((

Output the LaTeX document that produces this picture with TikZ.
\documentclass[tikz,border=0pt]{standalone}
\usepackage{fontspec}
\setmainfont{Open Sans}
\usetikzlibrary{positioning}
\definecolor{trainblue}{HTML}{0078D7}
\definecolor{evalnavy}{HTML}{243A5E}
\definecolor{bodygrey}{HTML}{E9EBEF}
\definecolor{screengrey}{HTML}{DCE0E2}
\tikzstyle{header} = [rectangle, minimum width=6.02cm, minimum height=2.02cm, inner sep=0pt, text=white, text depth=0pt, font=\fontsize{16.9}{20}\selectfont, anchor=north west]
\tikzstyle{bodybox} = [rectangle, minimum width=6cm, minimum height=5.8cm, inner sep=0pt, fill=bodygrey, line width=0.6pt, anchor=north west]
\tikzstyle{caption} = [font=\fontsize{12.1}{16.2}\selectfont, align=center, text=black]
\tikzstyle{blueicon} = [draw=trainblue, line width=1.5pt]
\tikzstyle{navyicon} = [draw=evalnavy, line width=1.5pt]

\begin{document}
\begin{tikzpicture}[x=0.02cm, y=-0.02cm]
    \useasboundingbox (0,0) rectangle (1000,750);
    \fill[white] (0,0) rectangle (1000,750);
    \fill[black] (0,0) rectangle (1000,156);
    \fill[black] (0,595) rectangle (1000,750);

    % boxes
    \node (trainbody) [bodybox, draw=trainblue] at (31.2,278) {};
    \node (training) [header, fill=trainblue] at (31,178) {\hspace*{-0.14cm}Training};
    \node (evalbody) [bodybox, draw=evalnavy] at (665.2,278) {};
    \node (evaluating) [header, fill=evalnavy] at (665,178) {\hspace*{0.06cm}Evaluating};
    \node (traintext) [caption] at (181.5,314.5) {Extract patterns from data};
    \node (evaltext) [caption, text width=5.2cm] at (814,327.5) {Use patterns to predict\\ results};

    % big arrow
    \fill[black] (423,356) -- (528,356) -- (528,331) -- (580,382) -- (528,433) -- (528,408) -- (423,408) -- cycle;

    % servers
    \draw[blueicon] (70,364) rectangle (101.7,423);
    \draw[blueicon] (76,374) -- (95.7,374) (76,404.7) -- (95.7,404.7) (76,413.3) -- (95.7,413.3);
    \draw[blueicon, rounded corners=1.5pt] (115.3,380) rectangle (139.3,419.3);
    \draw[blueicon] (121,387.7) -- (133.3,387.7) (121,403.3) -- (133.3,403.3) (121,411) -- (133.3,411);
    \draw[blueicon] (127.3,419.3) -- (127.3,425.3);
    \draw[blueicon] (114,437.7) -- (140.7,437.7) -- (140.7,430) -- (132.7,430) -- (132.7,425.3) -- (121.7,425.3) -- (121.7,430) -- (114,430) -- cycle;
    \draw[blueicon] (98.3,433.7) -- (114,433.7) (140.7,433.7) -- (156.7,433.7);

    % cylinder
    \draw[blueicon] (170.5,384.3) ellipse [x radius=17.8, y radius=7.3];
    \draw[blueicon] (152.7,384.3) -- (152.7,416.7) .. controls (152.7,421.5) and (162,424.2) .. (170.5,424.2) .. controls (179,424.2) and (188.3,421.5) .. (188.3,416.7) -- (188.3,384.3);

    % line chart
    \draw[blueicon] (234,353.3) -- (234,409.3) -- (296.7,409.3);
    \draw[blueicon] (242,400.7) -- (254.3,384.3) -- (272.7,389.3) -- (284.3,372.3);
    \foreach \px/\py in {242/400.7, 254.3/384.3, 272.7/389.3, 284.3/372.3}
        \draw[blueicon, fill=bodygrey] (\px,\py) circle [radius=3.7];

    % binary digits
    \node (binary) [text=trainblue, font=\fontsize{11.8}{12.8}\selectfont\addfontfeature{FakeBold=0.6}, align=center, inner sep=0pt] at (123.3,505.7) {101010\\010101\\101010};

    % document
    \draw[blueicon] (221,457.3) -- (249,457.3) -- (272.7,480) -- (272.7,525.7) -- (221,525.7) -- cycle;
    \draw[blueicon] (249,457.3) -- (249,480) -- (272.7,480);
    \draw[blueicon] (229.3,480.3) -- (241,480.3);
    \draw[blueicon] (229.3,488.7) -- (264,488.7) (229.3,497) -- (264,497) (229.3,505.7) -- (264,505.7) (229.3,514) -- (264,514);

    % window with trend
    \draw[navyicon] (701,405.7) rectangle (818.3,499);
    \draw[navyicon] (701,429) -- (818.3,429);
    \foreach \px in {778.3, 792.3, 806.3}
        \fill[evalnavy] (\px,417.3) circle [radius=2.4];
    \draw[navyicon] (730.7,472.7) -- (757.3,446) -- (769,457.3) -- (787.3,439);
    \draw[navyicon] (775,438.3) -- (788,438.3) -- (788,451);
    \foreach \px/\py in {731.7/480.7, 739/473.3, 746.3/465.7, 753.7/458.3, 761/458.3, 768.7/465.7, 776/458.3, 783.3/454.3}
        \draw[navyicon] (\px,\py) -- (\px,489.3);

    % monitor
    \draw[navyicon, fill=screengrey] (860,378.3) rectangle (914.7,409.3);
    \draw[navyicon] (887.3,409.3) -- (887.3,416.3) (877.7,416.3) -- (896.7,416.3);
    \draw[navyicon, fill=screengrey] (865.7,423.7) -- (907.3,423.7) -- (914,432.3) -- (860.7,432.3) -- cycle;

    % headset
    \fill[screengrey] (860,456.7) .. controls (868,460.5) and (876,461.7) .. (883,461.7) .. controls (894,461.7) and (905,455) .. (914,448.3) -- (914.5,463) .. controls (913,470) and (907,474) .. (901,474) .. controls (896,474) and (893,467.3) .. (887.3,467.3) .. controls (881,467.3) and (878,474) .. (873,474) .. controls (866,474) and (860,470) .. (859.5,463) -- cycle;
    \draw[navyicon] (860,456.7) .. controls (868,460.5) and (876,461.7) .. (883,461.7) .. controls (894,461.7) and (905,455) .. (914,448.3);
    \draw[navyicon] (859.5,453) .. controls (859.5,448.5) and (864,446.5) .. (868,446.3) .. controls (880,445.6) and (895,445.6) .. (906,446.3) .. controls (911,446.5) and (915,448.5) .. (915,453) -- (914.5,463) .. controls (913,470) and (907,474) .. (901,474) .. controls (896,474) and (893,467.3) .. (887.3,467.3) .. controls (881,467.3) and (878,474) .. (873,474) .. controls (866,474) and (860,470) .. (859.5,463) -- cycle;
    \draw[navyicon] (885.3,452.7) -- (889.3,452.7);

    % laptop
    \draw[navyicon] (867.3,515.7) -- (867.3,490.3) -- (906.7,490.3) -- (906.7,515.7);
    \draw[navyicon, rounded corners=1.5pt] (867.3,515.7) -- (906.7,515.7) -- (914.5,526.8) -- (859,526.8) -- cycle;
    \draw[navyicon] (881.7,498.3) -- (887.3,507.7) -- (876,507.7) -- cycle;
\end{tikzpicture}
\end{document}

))

TASK PROMPT - Reproduce, please, the lines of the material from its first line down to the line containing "(423,408) -- cycle;", keeping both ends and nothing beyond them.

FULL OUTPUT -
Output the LaTeX document that produces this picture with TikZ.
\documentclass[tikz,border=0pt]{standalone}
\usepackage{fontspec}
\setmainfont{Open Sans}
\usetikzlibrary{positioning}
\definecolor{trainblue}{HTML}{0078D7}
\definecolor{evalnavy}{HTML}{243A5E}
\definecolor{bodygrey}{HTML}{E9EBEF}
\definecolor{screengrey}{HTML}{DCE0E2}
\tikzstyle{header} = [rectangle, minimum width=6.02cm, minimum height=2.02cm, inner sep=0pt, text=white, text depth=0pt, font=\fontsize{16.9}{20}\selectfont, anchor=north west]
\tikzstyle{bodybox} = [rectangle, minimum width=6cm, minimum height=5.8cm, inner sep=0pt, fill=bodygrey, line width=0.6pt, anchor=north west]
\tikzstyle{caption} = [font=\fontsize{12.1}{16.2}\selectfont, align=center, text=black]
\tikzstyle{blueicon} = [draw=trainblue, line width=1.5pt]
\tikzstyle{navyicon} = [draw=evalnavy, line width=1.5pt]

\begin{document}
\begin{tikzpicture}[x=0.02cm, y=-0.02cm]
    \useasboundingbox (0,0) rectangle (1000,750);
    \fill[white] (0,0) rectangle (1000,750);
    \fill[black] (0,0) rectangle (1000,156);
    \fill[black] (0,595) rectangle (1000,750);

    % boxes
    \node (trainbody) [bodybox, draw=trainblue] at (31.2,278) {};
    \node (training) [header, fill=trainblue] at (31,178) {\hspace*{-0.14cm}Training};
    \node (evalbody) [bodybox, draw=evalnavy] at (665.2,278) {};
    \node (evaluating) [header, fill=evalnavy] at (665,178) {\hspace*{0.06cm}Evaluating};
    \node (traintext) [caption] at (181.5,314.5) {Extract patterns from data};
    \node (evaltext) [caption, text width=5.2cm] at (814,327.5) {Use patterns to predict\\ results};

    % big arrow
    \fill[black] (423,356) -- (528,356) -- (528,331) -- (580,382) -- (528,433) -- (528,408) -- (423,408) -- cycle;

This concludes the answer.